Rows from a dataset of charts and code
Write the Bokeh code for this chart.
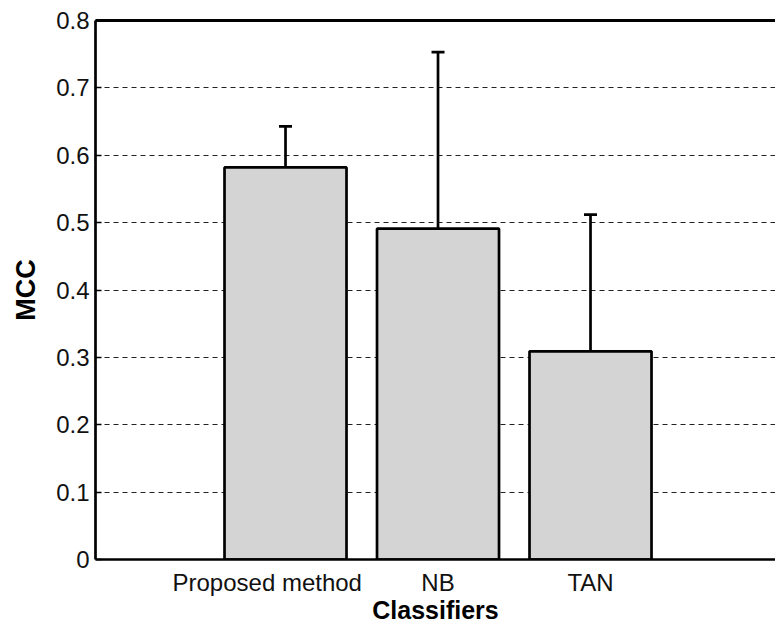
from bokeh.plotting import figure
from bokeh.models import (ColumnDataSource, Range1d, FixedTicker, LinearAxis,
                          Whisker, TeeHead)
from bokeh.embed import file_html
from bokeh.resources import INLINE

# data
classifiers = ["Proposed method", "NB", "TAN"]
mcc = [0.582, 0.491, 0.309]
mcc_err = [0.061, 0.262, 0.203]
bar_x = [1, 2, 3]
label_x = [0.88, 2.0, 3.0]
y_ticks = [0, 0.1, 0.2, 0.3, 0.4, 0.5, 0.6, 0.7, 0.8]
y_tick_labels = ["0", "0.1", "0.2", "0.3", "0.4", "0.5", "0.6", "0.7", "0.8"]

upper = [m + e for m, e in zip(mcc, mcc_err)]
src = ColumnDataSource(dict(x=bar_x, top=mcc, upper=upper, name=classifiers))

FONT = "Liberation Sans"

p = figure(width=775, height=633, output_backend="svg", toolbar_location=None,
           x_range=Range1d(-0.246, 4.213), y_range=Range1d(0, 0.8),
           min_border_left=95, min_border_right=0, min_border_top=20,
           min_border_bottom=74)
p.outline_line_color = None
p.background_fill_color = "white"
p.border_fill_color = "white"

# grid
p.xgrid.grid_line_color = None
p.ygrid.grid_line_color = "#222222"
p.ygrid.grid_line_dash = "5 4"
p.ygrid.grid_line_width = 1.2

p.vbar(x="x", top="top", width=0.8, bottom=0, source=src,
       fill_color="#d4d4d4", line_color="black", line_width=2.7)

wh = Whisker(source=src, base="x", lower="top", upper="upper",
             dimension="height", line_color="black", line_width=2.7,
             lower_head=None,
             upper_head=TeeHead(size=13, line_color="black", line_width=2.7))
p.add_layout(wh)

# y axis
ya = p.yaxis[0]
ya.ticker = FixedTicker(ticks=y_ticks)
ya.major_label_overrides = {t: l for t, l in zip(y_ticks, y_tick_labels)}
ya.major_tick_in = 6
ya.major_tick_out = 0
ya.minor_tick_line_color = None
ya.axis_line_width = 2.7
ya.major_tick_line_width = 1.5
ya.major_label_text_font = FONT
ya.major_label_text_font_size = "24px"
ya.major_label_text_color = "#111111"
ya.major_label_standoff = 6
ya.axis_label = "MCC"
ya.axis_label_text_font = FONT
ya.axis_label_text_font_style = "bold"
ya.axis_label_text_font_size = "27px"
ya.axis_label_text_color = "black"
ya.axis_label_standoff = 12

# x axis
xa = p.xaxis[0]
xa.ticker = FixedTicker(ticks=label_x)
xa.major_label_overrides = {t: l for t, l in zip(label_x, classifiers)}
xa.major_tick_line_color = None
xa.minor_tick_line_color = None
xa.axis_line_width = 2.7
xa.major_label_text_font = FONT
xa.major_label_text_font_size = "24px"
xa.major_label_text_color = "#111111"
xa.major_label_standoff = 3
xa.axis_label = "Classifiers"
xa.axis_label_text_font = FONT
xa.axis_label_text_font_style = "bold"
xa.axis_label_text_font_size = "25px"
xa.axis_label_text_color = "black"
xa.axis_label_standoff = -3

# top border
top_ax = LinearAxis(major_tick_line_color=None, minor_tick_line_color=None,
                    major_label_text_font_size="0px", axis_line_width=3,
                    ticker=FixedTicker(ticks=[]))
p.add_layout(top_ax, "above")

open("out.html", "w").write(file_html(p, INLINE))
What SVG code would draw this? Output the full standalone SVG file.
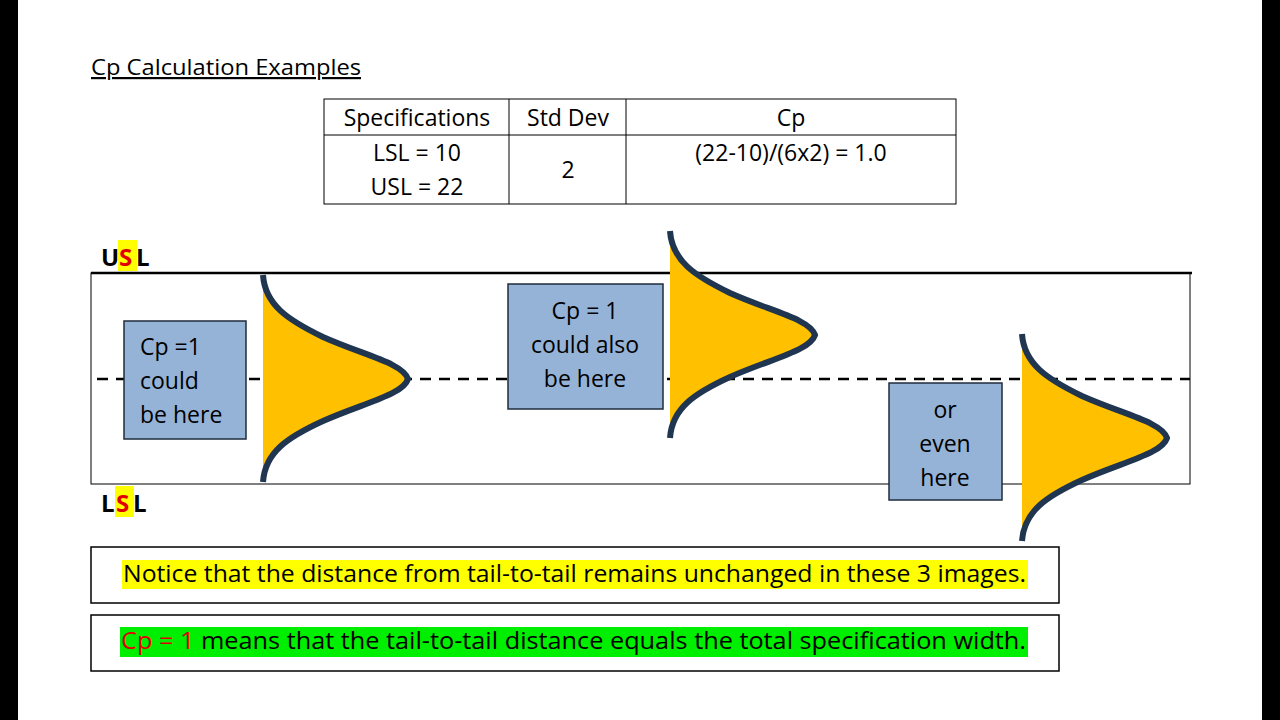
<svg xmlns="http://www.w3.org/2000/svg" width="1280" height="720" viewBox="0 0 1280 720">
<style>
text{font-family:"Open Sans","Liberation Sans",sans-serif;fill:#000}
.t{font-size:23px;text-anchor:middle}
.box{fill:#95b3d7;stroke:#1f2d3d;stroke-width:1.5}
.bell{fill:#ffc000}
.bs{fill:none;stroke:#1f3550;stroke-width:6;stroke-linecap:butt}
.cell{fill:#fff;stroke:#000;stroke-width:1}
.lim{font-size:24px;font-weight:bold}
</style>
<defs>
<path id="bf" d="M0,0 C2,30 25,45 60,62 C100,80 140,88 145,104 C140,120 100,128 60,146 C25,162 2,177 0,207 Z"/>
<path id="bl" d="M0,0 C2,30 25,45 60,62 C100,80 140,88 145,104 C140,120 100,128 60,146 C25,162 2,177 0,207"/>
</defs>
<rect width="1280" height="720" fill="#fff"/>
<rect x="0" y="0" width="18" height="720" fill="#000"/>
<rect x="1262" y="0" width="18" height="720" fill="#000"/>
<text x="91" y="75" font-size="22" text-decoration="underline" textLength="270" lengthAdjust="spacingAndGlyphs">Cp Calculation Examples</text>
<g id="table">
<rect class="cell" x="324" y="99" width="632" height="105"/>
<line x1="324" y1="135" x2="956" y2="135" stroke="#000"/>
<line x1="509" y1="99" x2="509" y2="204" stroke="#000"/>
<line x1="626" y1="99" x2="626" y2="204" stroke="#000"/>
<text class="t" x="417" y="126">Specifications</text>
<text class="t" x="568" y="126">Std Dev</text>
<text class="t" x="791" y="126">Cp</text>
<text class="t" x="417" y="161">LSL = 10</text>
<text class="t" x="417" y="195">USL = 22</text>
<text class="t" x="568" y="178">2</text>
<text class="t" x="791" y="161">(22-10)/(6x2) = 1.0</text>
</g>
<g id="spec">
<rect x="91" y="273" width="1099" height="211" fill="none" stroke="#000" stroke-width="1"/>
<line x1="91" y1="273" x2="1192" y2="273" stroke="#000" stroke-width="2.5"/>
<line x1="97" y1="379" x2="1190" y2="379" stroke="#000" stroke-width="2.5" stroke-dasharray="11,8"/>
<rect x="118" y="240" width="19" height="31" fill="#ffff00"/>
<text class="lim" y="266"><tspan x="101">U</tspan><tspan x="119" fill="#e00000">S</tspan><tspan x="136">L</tspan></text>
<rect x="115" y="486" width="19" height="31" fill="#ffff00"/>
<text class="lim" y="512"><tspan x="101">L</tspan><tspan x="116" fill="#e00000">S</tspan><tspan x="133">L</tspan></text>
</g>
<g id="bell1" transform="translate(263,275)"><use href="#bf" class="bell"/><use href="#bl" class="bs"/></g>
<g id="bell2" transform="translate(670,231)"><use href="#bf" class="bell"/><use href="#bl" class="bs"/></g>
<g id="bell3" transform="translate(1022,334)"><use href="#bf" class="bell"/><use href="#bl" class="bs"/></g>
<g id="box1"><rect class="box" x="124" y="321" width="122" height="118"/>
<text x="140" y="355" font-size="23">Cp =1</text><text x="140" y="389" font-size="23">could</text><text x="140" y="423" font-size="23">be here</text></g>
<g id="box2"><rect class="box" x="508" y="284" width="155" height="125"/>
<text class="t" x="585" y="319">Cp = 1</text><text class="t" x="585" y="353">could also</text><text class="t" x="585" y="387">be here</text></g>
<g id="box3"><rect class="box" x="889" y="383" width="113" height="117"/>
<text class="t" x="945" y="418">or</text><text class="t" x="945" y="452">even</text><text class="t" x="945" y="486">here</text></g>
<g id="note1"><rect x="91" y="547" width="968" height="56" fill="#fff" stroke="#000" stroke-width="1.5"/>
<rect x="122" y="560" width="906" height="29" fill="#ffff00"/>
<text x="123" y="582" font-size="23" textLength="903" lengthAdjust="spacingAndGlyphs">Notice that the distance from tail-to-tail remains unchanged in these 3 images.</text></g>
<g id="note2"><rect x="91" y="615" width="968" height="56" fill="#fff" stroke="#000" stroke-width="1.5"/>
<rect x="120" y="627" width="908" height="30" fill="#00ee00"/>
<text x="121" y="649" font-size="23" textLength="905" lengthAdjust="spacingAndGlyphs"><tspan fill="#e00000">Cp = 1</tspan> means that the tail-to-tail distance equals the total specification width.</text></g>
</svg>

PROBLEM REQUIREMENTS ▸ Restate each entry word for word, leaving out any pictures.

ANSWER FOR THE TASK ▸
Write the Bokeh code for this chart.
from bokeh.plotting import figure
from bokeh.models import (ColumnDataSource, Range1d, FixedTicker, LinearAxis,
                          Whisker, TeeHead)
from bokeh.embed import file_html
from bokeh.resources import INLINE

# data
classifiers = ["Proposed method", "NB", "TAN"]
mcc = [0.582, 0.491, 0.309]
mcc_err = [0.061, 0.262, 0.203]
bar_x = [1, 2, 3]
label_x = [0.88, 2.0, 3.0]
y_ticks = [0, 0.1, 0.2, 0.3, 0.4, 0.5, 0.6, 0.7, 0.8]
y_tick_labels = ["0", "0.1", "0.2", "0.3", "0.4", "0.5", "0.6", "0.7", "0.8"]

upper = [m + e for m, e in zip(mcc, mcc_err)]
src = ColumnDataSource(dict(x=bar_x, top=mcc, upper=upper, name=classifiers))

FONT = "Liberation Sans"

p = figure(width=775, height=633, output_backend="svg", toolbar_location=None,
           x_range=Range1d(-0.246, 4.213), y_range=Range1d(0, 0.8),
           min_border_left=95, min_border_right=0, min_border_top=20,
           min_border_bottom=74)
p.outline_line_color = None
p.background_fill_color = "white"
p.border_fill_color = "white"

# grid
p.xgrid.grid_line_color = None
p.ygrid.grid_line_color = "#222222"
p.ygrid.grid_line_dash = "5 4"
p.ygrid.grid_line_width = 1.2

p.vbar(x="x", top="top", width=0.8, bottom=0, source=src,
       fill_color="#d4d4d4", line_color="black", line_width=2.7)

wh = Whisker(source=src, base="x", lower="top", upper="upper",
             dimension="height", line_color="black", line_width=2.7,
             lower_head=None,
             upper_head=TeeHead(size=13, line_color="black", line_width=2.7))
p.add_layout(wh)

# y axis
ya = p.yaxis[0]
ya.ticker = FixedTicker(ticks=y_ticks)
ya.major_label_overrides = {t: l for t, l in zip(y_ticks, y_tick_labels)}
ya.major_tick_in = 6
ya.major_tick_out = 0
ya.minor_tick_line_color = None
ya.axis_line_width = 2.7
ya.major_tick_line_width = 1.5
ya.major_label_text_font = FONT
ya.major_label_text_font_size = "24px"
ya.major_label_text_color = "#111111"
ya.major_label_standoff = 6
ya.axis_label = "MCC"
ya.axis_label_text_font = FONT
ya.axis_label_text_font_style = "bold"
ya.axis_label_text_font_size = "27px"
ya.axis_label_text_color = "black"
ya.axis_label_standoff = 12

# x axis
xa = p.xaxis[0]
xa.ticker = FixedTicker(ticks=label_x)
xa.major_label_overrides = {t: l for t, l in zip(label_x, classifiers)}
xa.major_tick_line_color = None
xa.minor_tick_line_color = None
xa.axis_line_width = 2.7
xa.major_label_text_font = FONT
xa.major_label_text_font_size = "24px"
xa.major_label_text_color = "#111111"
xa.major_label_standoff = 3
xa.axis_label = "Classifiers"
xa.axis_label_text_font = FONT
xa.axis_label_text_font_style = "bold"
xa.axis_label_text_font_size = "25px"
xa.axis_label_text_color = "black"
xa.axis_label_standoff = -3

# top border
top_ax = LinearAxis(major_tick_line_color=None, minor_tick_line_color=None,
                    major_label_text_font_size="0px", axis_line_width=3,
                    ticker=FixedTicker(ticks=[]))
p.add_layout(top_ax, "above")

open("out.html", "w").write(file_html(p, INLINE))
What SVG code would draw this? Output the full standalone SVG file.
<svg xmlns="http://www.w3.org/2000/svg" width="1280" height="720" viewBox="0 0 1280 720">
<style>
text{font-family:"Open Sans","Liberation Sans",sans-serif;fill:#000}
.t{font-size:23px;text-anchor:middle}
.box{fill:#95b3d7;stroke:#1f2d3d;stroke-width:1.5}
.bell{fill:#ffc000}
.bs{fill:none;stroke:#1f3550;stroke-width:6;stroke-linecap:butt}
.cell{fill:#fff;stroke:#000;stroke-width:1}
.lim{font-size:24px;font-weight:bold}
</style>
<defs>
<path id="bf" d="M0,0 C2,30 25,45 60,62 C100,80 140,88 145,104 C140,120 100,128 60,146 C25,162 2,177 0,207 Z"/>
<path id="bl" d="M0,0 C2,30 25,45 60,62 C100,80 140,88 145,104 C140,120 100,128 60,146 C25,162 2,177 0,207"/>
</defs>
<rect width="1280" height="720" fill="#fff"/>
<rect x="0" y="0" width="18" height="720" fill="#000"/>
<rect x="1262" y="0" width="18" height="720" fill="#000"/>
<text x="91" y="75" font-size="22" text-decoration="underline" textLength="270" lengthAdjust="spacingAndGlyphs">Cp Calculation Examples</text>
<g id="table">
<rect class="cell" x="324" y="99" width="632" height="105"/>
<line x1="324" y1="135" x2="956" y2="135" stroke="#000"/>
<line x1="509" y1="99" x2="509" y2="204" stroke="#000"/>
<line x1="626" y1="99" x2="626" y2="204" stroke="#000"/>
<text class="t" x="417" y="126">Specifications</text>
<text class="t" x="568" y="126">Std Dev</text>
<text class="t" x="791" y="126">Cp</text>
<text class="t" x="417" y="161">LSL = 10</text>
<text class="t" x="417" y="195">USL = 22</text>
<text class="t" x="568" y="178">2</text>
<text class="t" x="791" y="161">(22-10)/(6x2) = 1.0</text>
</g>
<g id="spec">
<rect x="91" y="273" width="1099" height="211" fill="none" stroke="#000" stroke-width="1"/>
<line x1="91" y1="273" x2="1192" y2="273" stroke="#000" stroke-width="2.5"/>
<line x1="97" y1="379" x2="1190" y2="379" stroke="#000" stroke-width="2.5" stroke-dasharray="11,8"/>
<rect x="118" y="240" width="19" height="31" fill="#ffff00"/>
<text class="lim" y="266"><tspan x="101">U</tspan><tspan x="119" fill="#e00000">S</tspan><tspan x="136">L</tspan></text>
<rect x="115" y="486" width="19" height="31" fill="#ffff00"/>
<text class="lim" y="512"><tspan x="101">L</tspan><tspan x="116" fill="#e00000">S</tspan><tspan x="133">L</tspan></text>
</g>
<g id="bell1" transform="translate(263,275)"><use href="#bf" class="bell"/><use href="#bl" class="bs"/></g>
<g id="bell2" transform="translate(670,231)"><use href="#bf" class="bell"/><use href="#bl" class="bs"/></g>
<g id="bell3" transform="translate(1022,334)"><use href="#bf" class="bell"/><use href="#bl" class="bs"/></g>
<g id="box1"><rect class="box" x="124" y="321" width="122" height="118"/>
<text x="140" y="355" font-size="23">Cp =1</text><text x="140" y="389" font-size="23">could</text><text x="140" y="423" font-size="23">be here</text></g>
<g id="box2"><rect class="box" x="508" y="284" width="155" height="125"/>
<text class="t" x="585" y="319">Cp = 1</text><text class="t" x="585" y="353">could also</text><text class="t" x="585" y="387">be here</text></g>
<g id="box3"><rect class="box" x="889" y="383" width="113" height="117"/>
<text class="t" x="945" y="418">or</text><text class="t" x="945" y="452">even</text><text class="t" x="945" y="486">here</text></g>
<g id="note1"><rect x="91" y="547" width="968" height="56" fill="#fff" stroke="#000" stroke-width="1.5"/>
<rect x="122" y="560" width="906" height="29" fill="#ffff00"/>
<text x="123" y="582" font-size="23" textLength="903" lengthAdjust="spacingAndGlyphs">Notice that the distance from tail-to-tail remains unchanged in these 3 images.</text></g>
<g id="note2"><rect x="91" y="615" width="968" height="56" fill="#fff" stroke="#000" stroke-width="1.5"/>
<rect x="120" y="627" width="908" height="30" fill="#00ee00"/>
<text x="121" y="649" font-size="23" textLength="905" lengthAdjust="spacingAndGlyphs"><tspan fill="#e00000">Cp = 1</tspan> means that the tail-to-tail distance equals the total specification width.</text></g>
</svg>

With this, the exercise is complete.